_Exercise requirements_:
Retype the opening lines of the data exactly, stopping after the line that contains "const lineColor = '#a2004c';". Skip every picture.

---------------

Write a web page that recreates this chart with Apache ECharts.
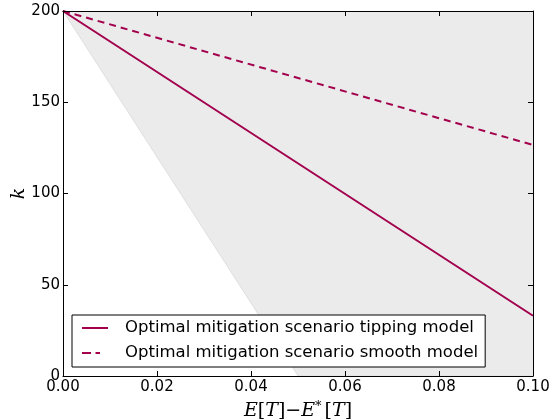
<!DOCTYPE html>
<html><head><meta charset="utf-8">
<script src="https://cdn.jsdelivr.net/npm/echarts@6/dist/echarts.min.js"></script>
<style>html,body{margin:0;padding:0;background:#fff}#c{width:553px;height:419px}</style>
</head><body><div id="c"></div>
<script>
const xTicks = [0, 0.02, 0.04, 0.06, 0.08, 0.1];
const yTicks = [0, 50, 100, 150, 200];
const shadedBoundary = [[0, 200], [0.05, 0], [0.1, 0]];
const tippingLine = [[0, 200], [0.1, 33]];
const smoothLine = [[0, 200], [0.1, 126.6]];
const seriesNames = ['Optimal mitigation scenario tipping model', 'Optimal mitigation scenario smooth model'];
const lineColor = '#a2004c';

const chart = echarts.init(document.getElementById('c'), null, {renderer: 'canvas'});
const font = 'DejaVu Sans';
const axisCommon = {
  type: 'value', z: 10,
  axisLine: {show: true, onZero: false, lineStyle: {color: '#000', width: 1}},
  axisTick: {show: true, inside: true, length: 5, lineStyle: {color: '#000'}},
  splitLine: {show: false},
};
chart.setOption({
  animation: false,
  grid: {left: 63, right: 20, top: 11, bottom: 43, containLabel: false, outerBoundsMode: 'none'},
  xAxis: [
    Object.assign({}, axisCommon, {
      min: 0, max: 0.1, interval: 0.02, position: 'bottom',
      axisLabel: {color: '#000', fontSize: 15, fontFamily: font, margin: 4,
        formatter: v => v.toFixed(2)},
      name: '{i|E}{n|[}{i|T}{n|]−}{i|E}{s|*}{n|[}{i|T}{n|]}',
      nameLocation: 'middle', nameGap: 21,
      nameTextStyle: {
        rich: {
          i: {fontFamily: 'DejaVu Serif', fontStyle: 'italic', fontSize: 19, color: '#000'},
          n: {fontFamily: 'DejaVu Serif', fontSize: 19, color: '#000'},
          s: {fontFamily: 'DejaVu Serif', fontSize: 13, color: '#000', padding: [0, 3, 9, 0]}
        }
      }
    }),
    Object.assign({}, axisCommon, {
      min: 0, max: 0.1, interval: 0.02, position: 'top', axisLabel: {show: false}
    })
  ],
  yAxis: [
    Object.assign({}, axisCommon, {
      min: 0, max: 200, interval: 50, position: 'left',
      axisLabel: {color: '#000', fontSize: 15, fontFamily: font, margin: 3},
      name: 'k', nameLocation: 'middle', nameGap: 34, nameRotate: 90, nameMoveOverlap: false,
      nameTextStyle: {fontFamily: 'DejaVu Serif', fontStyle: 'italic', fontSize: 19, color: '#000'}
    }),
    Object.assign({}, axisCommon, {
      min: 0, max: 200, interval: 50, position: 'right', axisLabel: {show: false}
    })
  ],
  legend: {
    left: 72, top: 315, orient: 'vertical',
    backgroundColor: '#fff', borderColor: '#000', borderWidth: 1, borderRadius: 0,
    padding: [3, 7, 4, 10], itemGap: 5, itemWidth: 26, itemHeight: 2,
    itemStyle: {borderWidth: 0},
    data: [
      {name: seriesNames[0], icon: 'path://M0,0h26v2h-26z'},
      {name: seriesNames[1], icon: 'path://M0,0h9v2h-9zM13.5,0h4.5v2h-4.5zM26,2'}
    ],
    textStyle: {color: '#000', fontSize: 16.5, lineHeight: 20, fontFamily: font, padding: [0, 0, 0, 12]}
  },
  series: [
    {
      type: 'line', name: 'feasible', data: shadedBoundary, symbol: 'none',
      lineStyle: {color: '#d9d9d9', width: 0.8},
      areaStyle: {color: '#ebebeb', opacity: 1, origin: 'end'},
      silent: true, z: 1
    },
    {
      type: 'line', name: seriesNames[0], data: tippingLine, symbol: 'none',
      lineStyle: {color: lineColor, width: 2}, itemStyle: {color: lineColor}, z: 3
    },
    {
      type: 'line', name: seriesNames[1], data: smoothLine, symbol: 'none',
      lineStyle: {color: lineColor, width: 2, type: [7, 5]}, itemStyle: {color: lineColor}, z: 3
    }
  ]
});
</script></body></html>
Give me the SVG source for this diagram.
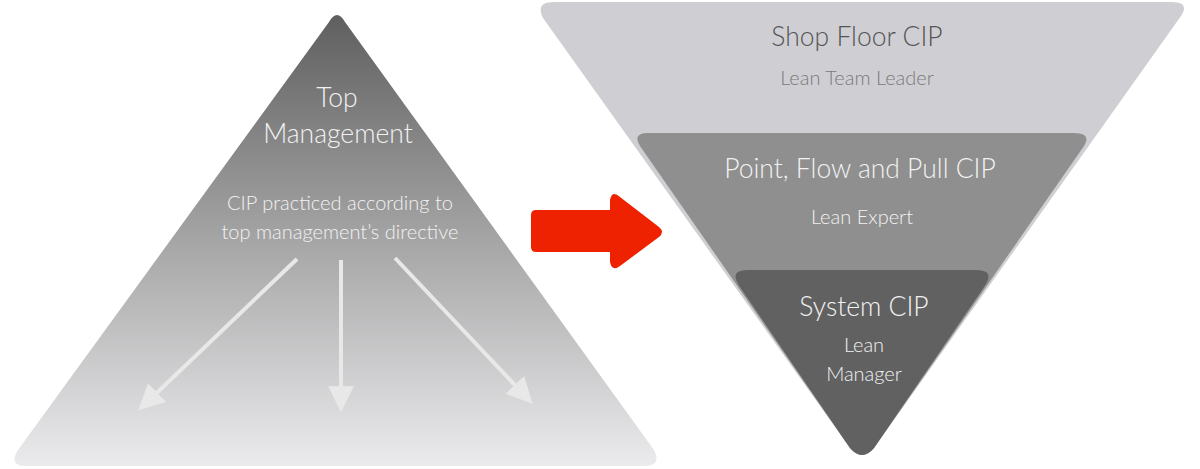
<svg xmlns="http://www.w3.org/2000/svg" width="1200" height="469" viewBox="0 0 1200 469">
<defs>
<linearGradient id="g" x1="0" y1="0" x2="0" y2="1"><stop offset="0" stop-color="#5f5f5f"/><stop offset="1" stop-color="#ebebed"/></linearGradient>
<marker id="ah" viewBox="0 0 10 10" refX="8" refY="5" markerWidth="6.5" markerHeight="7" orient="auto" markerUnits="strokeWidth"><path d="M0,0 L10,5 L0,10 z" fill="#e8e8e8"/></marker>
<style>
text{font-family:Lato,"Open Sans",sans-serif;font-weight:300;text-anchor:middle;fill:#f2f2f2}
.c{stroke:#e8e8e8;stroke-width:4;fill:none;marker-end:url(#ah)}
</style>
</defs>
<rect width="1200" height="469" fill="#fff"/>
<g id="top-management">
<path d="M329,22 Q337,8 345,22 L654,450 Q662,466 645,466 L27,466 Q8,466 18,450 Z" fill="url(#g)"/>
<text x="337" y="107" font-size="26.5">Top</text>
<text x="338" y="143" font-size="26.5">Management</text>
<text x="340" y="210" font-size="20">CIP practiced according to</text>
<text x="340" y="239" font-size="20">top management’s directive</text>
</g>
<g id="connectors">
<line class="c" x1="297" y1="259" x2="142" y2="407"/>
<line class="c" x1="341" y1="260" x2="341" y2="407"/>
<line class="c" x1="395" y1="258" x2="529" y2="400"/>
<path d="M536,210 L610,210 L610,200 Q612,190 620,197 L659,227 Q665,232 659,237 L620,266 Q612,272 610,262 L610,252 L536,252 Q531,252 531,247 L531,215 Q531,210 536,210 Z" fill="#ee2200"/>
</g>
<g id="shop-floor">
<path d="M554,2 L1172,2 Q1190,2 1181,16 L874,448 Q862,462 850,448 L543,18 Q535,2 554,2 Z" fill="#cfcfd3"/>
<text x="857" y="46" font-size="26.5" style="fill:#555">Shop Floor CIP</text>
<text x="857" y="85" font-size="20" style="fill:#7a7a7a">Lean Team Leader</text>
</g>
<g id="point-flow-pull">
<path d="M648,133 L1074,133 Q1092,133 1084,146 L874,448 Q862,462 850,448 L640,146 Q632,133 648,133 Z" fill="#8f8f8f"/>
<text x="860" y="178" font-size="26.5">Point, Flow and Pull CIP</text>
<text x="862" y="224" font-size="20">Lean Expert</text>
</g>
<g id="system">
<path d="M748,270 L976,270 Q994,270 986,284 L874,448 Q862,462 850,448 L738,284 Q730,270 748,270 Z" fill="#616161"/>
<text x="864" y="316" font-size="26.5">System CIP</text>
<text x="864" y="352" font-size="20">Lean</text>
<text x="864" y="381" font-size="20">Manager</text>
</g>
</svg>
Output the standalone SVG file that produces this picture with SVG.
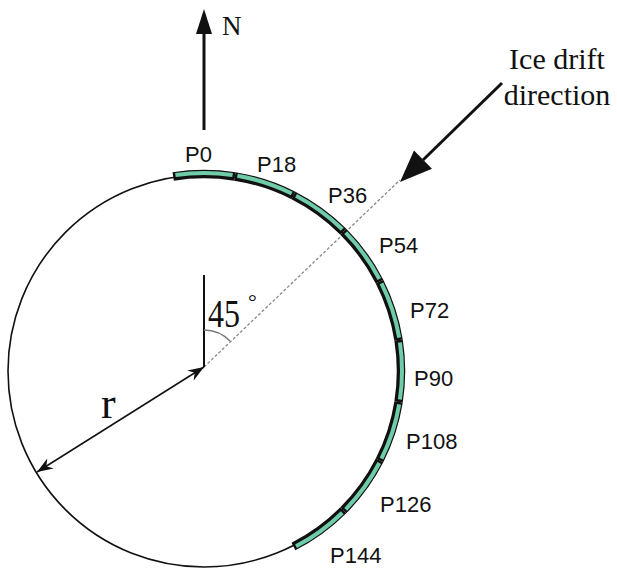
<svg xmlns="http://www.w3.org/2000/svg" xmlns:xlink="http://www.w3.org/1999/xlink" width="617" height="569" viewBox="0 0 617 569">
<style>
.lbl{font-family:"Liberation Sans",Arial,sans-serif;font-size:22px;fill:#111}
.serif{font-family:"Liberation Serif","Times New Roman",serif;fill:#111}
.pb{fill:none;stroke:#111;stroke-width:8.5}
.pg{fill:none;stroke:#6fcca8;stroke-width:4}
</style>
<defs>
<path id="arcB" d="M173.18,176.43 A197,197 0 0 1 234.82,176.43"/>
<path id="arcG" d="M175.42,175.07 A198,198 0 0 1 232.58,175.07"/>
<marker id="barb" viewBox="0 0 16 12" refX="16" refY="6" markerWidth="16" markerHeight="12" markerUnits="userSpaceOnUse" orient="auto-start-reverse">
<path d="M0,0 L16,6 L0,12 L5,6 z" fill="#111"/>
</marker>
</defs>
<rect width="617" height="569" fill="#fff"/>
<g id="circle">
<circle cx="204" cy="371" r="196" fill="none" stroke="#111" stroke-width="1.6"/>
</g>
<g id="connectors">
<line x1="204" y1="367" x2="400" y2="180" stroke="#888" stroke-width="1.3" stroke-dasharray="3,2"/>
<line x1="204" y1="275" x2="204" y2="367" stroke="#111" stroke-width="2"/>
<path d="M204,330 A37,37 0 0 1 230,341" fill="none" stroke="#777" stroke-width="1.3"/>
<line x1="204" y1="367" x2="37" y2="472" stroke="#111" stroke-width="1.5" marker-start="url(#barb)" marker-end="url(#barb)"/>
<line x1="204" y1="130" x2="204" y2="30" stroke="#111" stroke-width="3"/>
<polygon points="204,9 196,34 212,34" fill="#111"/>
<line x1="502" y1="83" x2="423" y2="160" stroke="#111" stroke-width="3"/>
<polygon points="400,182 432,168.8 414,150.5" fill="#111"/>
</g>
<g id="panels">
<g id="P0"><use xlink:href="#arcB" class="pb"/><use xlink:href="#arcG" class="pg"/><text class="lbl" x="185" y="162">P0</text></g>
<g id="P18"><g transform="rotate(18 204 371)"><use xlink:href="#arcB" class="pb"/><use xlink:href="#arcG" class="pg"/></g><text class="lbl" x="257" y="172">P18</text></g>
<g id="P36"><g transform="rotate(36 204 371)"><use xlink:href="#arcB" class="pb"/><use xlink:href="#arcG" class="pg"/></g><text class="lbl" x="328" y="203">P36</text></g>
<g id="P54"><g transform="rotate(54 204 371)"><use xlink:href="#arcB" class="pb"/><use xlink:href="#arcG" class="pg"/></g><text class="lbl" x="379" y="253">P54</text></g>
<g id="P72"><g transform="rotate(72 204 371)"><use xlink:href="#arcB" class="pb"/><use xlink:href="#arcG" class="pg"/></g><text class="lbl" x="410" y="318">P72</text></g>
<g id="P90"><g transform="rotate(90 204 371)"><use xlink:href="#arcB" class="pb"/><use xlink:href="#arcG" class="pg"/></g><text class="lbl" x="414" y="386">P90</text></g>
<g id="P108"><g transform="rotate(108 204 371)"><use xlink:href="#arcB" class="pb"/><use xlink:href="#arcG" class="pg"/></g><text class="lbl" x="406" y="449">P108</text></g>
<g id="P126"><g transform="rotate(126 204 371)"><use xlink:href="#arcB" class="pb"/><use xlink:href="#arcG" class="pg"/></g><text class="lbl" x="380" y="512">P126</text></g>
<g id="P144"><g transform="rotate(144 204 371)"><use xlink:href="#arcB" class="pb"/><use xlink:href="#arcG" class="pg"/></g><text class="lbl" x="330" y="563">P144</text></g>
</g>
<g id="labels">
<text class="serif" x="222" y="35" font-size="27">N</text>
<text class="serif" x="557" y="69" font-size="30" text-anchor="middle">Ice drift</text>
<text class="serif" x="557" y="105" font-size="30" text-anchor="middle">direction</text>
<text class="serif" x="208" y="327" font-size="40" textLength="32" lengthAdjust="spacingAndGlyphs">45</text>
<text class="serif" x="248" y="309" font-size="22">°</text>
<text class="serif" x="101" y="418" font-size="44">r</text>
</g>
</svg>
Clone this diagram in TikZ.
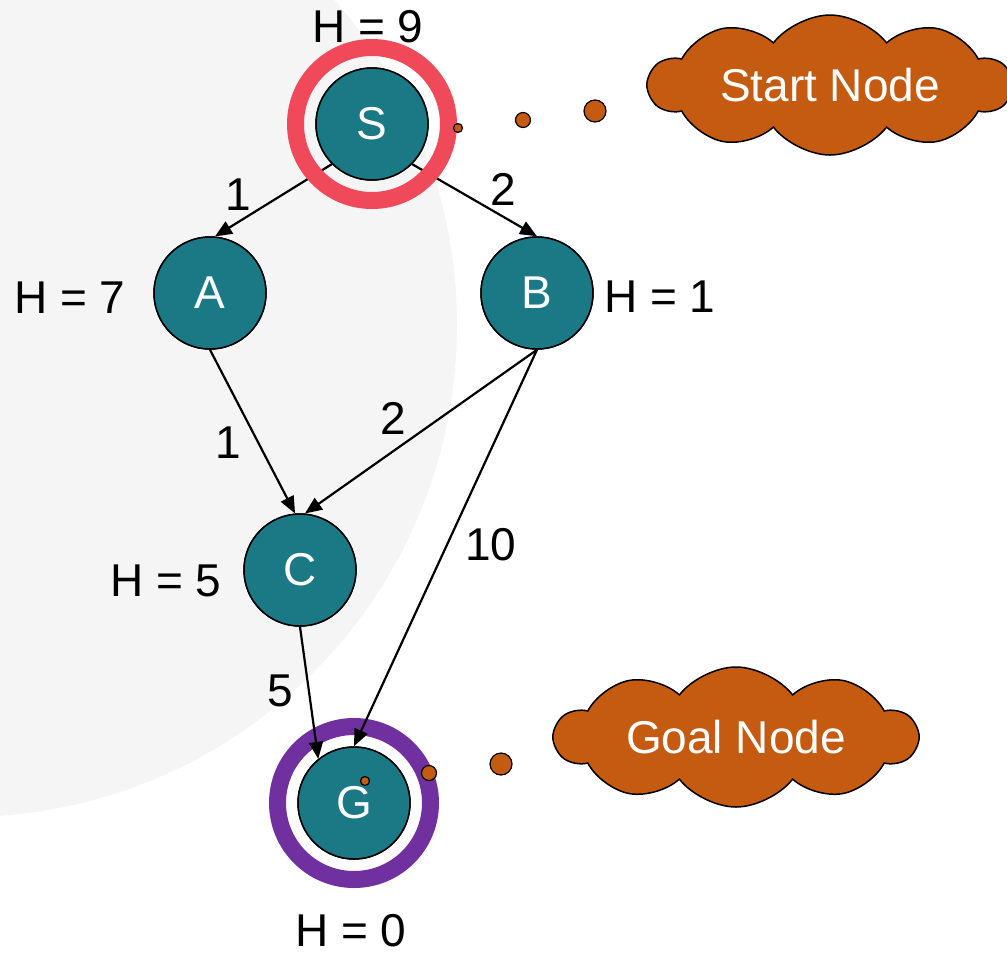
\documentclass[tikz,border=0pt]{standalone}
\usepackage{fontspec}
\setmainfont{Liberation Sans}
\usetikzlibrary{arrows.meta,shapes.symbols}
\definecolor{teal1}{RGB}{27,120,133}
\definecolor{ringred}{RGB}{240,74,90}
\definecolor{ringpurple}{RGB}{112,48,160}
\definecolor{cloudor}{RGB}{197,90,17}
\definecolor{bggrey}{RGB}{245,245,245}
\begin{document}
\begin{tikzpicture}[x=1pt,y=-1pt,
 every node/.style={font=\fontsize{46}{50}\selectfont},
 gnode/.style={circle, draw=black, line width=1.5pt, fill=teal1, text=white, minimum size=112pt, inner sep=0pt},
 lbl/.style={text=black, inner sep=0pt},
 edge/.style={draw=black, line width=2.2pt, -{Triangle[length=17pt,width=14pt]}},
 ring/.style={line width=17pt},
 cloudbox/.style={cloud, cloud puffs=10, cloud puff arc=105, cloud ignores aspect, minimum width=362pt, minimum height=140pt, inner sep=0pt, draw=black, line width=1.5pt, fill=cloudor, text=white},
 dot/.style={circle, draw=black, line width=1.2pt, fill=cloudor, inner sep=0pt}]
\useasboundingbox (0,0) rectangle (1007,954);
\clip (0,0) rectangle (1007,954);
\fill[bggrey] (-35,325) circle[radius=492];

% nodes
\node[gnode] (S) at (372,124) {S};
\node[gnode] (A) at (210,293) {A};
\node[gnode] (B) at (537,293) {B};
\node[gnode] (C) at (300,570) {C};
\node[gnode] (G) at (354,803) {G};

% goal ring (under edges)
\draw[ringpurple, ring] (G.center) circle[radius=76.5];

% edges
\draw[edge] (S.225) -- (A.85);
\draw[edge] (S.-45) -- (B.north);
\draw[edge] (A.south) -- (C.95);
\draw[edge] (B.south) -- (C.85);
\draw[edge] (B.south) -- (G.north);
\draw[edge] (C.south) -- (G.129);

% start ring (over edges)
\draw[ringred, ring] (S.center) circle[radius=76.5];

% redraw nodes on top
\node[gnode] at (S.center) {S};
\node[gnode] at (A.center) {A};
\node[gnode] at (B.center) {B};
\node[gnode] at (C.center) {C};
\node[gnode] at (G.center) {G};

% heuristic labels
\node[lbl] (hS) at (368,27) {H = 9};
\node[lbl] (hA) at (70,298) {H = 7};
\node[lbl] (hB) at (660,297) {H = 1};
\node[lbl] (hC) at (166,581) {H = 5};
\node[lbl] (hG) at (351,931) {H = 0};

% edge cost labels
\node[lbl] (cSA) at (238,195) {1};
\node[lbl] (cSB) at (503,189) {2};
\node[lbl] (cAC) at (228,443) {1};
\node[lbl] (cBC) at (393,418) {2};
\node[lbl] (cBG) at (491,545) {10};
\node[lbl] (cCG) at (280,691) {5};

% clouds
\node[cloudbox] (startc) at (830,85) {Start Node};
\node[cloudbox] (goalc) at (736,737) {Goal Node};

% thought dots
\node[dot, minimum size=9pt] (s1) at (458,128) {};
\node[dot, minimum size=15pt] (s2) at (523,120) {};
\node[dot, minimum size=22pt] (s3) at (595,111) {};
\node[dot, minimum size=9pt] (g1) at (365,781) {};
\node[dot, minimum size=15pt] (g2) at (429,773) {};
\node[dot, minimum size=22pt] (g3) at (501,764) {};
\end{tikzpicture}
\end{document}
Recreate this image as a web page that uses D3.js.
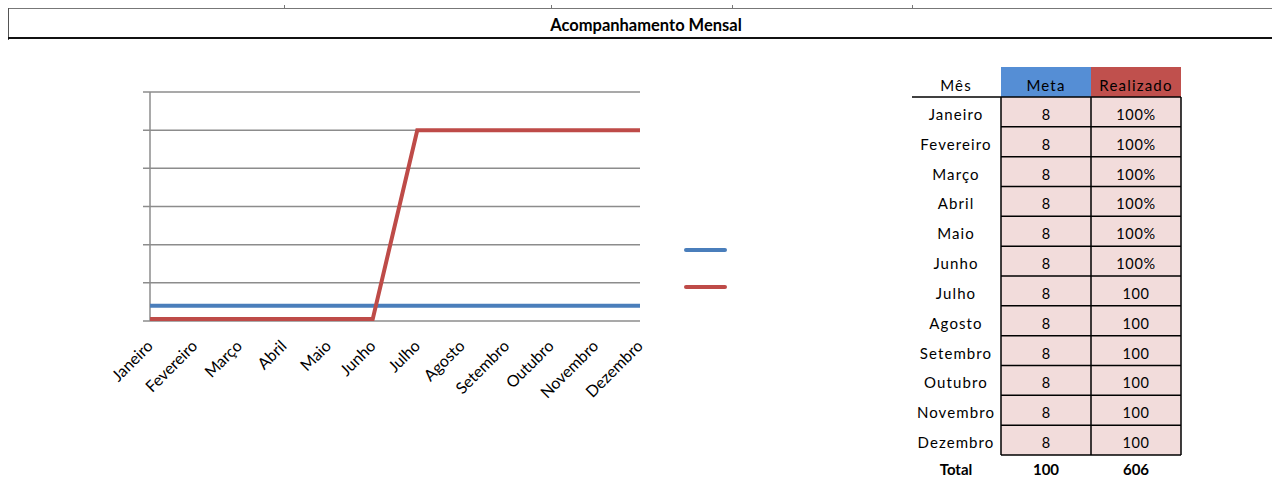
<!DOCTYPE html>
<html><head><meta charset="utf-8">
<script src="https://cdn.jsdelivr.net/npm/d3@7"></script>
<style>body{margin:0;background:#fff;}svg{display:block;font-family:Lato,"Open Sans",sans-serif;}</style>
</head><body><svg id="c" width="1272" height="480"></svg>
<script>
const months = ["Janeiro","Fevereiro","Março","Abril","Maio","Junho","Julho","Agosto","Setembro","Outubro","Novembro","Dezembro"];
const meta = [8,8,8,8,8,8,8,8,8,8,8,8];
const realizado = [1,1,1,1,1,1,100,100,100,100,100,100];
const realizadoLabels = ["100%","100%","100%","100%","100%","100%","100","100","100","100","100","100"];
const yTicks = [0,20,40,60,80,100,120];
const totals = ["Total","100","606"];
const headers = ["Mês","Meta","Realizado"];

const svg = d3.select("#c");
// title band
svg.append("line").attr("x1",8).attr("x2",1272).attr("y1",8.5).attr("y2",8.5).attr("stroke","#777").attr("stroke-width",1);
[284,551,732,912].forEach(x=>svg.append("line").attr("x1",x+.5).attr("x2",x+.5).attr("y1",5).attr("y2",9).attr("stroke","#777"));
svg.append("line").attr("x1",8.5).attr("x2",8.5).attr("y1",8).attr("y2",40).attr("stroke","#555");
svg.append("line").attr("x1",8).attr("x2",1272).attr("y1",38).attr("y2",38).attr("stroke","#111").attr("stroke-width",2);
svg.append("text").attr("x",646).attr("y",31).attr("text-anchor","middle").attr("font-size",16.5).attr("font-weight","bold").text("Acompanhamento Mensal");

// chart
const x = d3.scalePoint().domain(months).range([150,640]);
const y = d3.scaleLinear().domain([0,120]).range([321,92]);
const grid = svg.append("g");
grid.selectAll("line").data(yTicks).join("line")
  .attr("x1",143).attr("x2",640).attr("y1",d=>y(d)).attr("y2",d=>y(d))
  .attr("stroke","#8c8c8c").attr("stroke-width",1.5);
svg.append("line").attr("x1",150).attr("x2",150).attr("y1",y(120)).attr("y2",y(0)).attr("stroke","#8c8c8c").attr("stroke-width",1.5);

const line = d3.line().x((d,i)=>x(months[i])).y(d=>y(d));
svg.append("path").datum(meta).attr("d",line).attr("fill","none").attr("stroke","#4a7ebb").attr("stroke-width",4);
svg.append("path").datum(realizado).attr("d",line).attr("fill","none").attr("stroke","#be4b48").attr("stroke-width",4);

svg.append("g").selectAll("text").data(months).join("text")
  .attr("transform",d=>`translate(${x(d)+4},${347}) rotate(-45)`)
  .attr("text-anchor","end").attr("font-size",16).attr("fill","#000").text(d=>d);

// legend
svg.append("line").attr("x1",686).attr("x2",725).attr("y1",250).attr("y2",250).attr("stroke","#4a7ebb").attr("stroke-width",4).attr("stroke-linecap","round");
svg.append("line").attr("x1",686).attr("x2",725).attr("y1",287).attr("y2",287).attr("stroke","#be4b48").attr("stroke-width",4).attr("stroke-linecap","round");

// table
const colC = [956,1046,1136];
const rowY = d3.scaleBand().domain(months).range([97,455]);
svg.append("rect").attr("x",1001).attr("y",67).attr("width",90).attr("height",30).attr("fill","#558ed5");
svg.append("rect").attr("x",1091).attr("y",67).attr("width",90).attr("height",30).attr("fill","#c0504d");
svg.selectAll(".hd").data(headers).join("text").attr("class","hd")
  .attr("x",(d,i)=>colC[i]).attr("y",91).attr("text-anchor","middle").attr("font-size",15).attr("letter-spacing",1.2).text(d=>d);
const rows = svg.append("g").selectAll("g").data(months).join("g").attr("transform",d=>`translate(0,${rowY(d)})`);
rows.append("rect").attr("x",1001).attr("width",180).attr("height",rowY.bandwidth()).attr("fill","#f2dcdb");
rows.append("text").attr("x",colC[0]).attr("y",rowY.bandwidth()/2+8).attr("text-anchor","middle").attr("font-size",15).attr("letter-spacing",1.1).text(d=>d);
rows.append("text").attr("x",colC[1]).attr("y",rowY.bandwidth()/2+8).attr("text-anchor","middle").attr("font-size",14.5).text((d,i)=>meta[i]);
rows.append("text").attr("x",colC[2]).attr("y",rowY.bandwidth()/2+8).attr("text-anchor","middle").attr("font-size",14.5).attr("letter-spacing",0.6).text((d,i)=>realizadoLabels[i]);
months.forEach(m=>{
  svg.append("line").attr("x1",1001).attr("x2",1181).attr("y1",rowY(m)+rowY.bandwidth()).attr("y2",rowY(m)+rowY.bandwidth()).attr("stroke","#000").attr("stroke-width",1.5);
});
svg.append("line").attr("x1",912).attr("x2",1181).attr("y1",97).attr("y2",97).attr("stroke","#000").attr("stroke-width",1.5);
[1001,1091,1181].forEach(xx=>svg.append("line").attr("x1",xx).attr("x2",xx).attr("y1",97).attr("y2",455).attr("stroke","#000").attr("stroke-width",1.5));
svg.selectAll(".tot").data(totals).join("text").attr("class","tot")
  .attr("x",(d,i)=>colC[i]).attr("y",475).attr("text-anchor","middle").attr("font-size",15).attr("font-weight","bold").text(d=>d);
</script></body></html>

---------------

_Task response_:
Write a web page that recreates this chart with Apache ECharts.
<!DOCTYPE html>
<html><head><meta charset="utf-8">
<script src="https://cdn.jsdelivr.net/npm/echarts@6/dist/echarts.min.js"></script>
<style>html,body{margin:0;padding:0;background:#fff}#c{width:553px;height:419px}</style>
</head><body><div id="c"></div>
<script>
const xTicks = [0, 0.02, 0.04, 0.06, 0.08, 0.1];
const yTicks = [0, 50, 100, 150, 200];
const shadedBoundary = [[0, 200], [0.05, 0], [0.1, 0]];
const tippingLine = [[0, 200], [0.1, 33]];
const smoothLine = [[0, 200], [0.1, 126.6]];
const seriesNames = ['Optimal mitigation scenario tipping model', 'Optimal mitigation scenario smooth model'];
const lineColor = '#a2004c';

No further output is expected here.